Background of the Crisis
During the early 1990s, many Asian economies experienced rapid growth. This growth was fueled by increased foreign investment, export expansion, and speculative investment in real estate and stock markets.
However, this rapid expansion was accompanied by vulnerabilities, including high levels of short-term foreign debt and fixed exchange rate regimes that became unsustainable.
Currency Devaluation and Its Causes
The crisis was triggered when investors lost confidence in the Asian currencies, leading to massive capital outflows. Countries like Thailand, Indonesia, South Korea, and Malaysia faced pressure to devalue their currencies to stabilize their economies.

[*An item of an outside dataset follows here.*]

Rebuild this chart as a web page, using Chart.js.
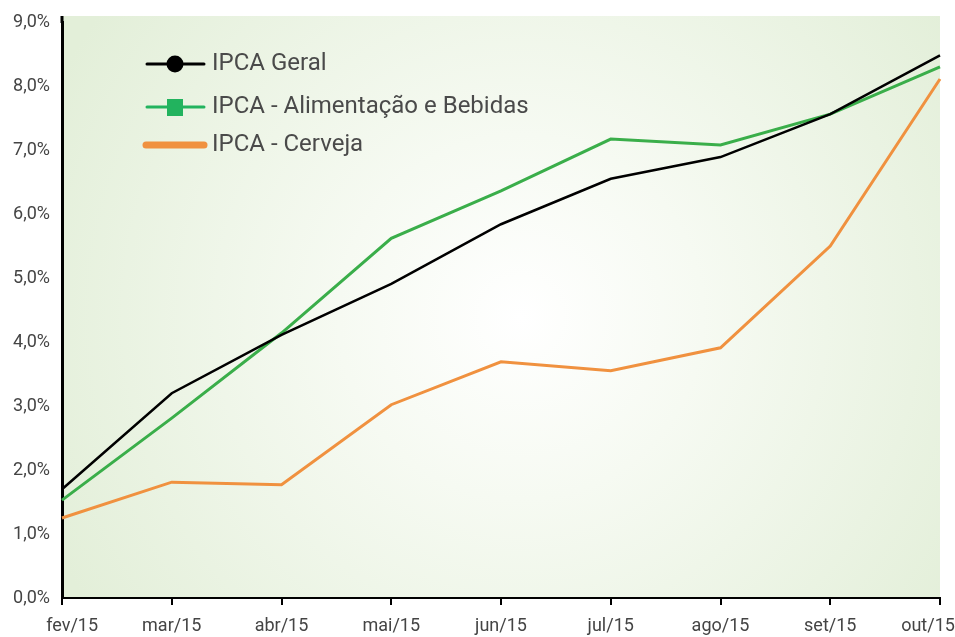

Thailand was the first to devalue the baht in July 1997, which set off a chain reaction across the region. The devaluations made exports cheaper but also increased the cost of foreign debt, which was often denominated in foreign currencies.
Impact on International Trade
The devaluation and financial instability disrupted international trade in several ways. Exporters faced challenges due to currency volatility, and import prices fluctuated unpredictably.
Many Asian countries experienced a decline in exports, which affected their economic growth. Additionally, the crisis led to a decrease in foreign investment, further hindering trade and development.
Economic Consequences
The crisis resulted in severe economic downturns. Countries faced recession, rising unemployment, and social unrest. Governments had to seek financial aid from international organizations like the International Monetary Fund (IMF).
Structural reforms, including banking sector overhauls and currency reforms, were implemented to restore stability. However, recovery took several years, and the crisis left a lasting impact on regional economies.
Lessons Learned
- Importance of financial regulation and oversight
- Need for flexible exchange rate policies
- Risks of excessive short-term foreign debt
- Necessity of economic diversification
The 1997 Asian Financial Crisis highlighted the vulnerabilities of emerging markets and underscored the importance of prudent economic policies to prevent future crises.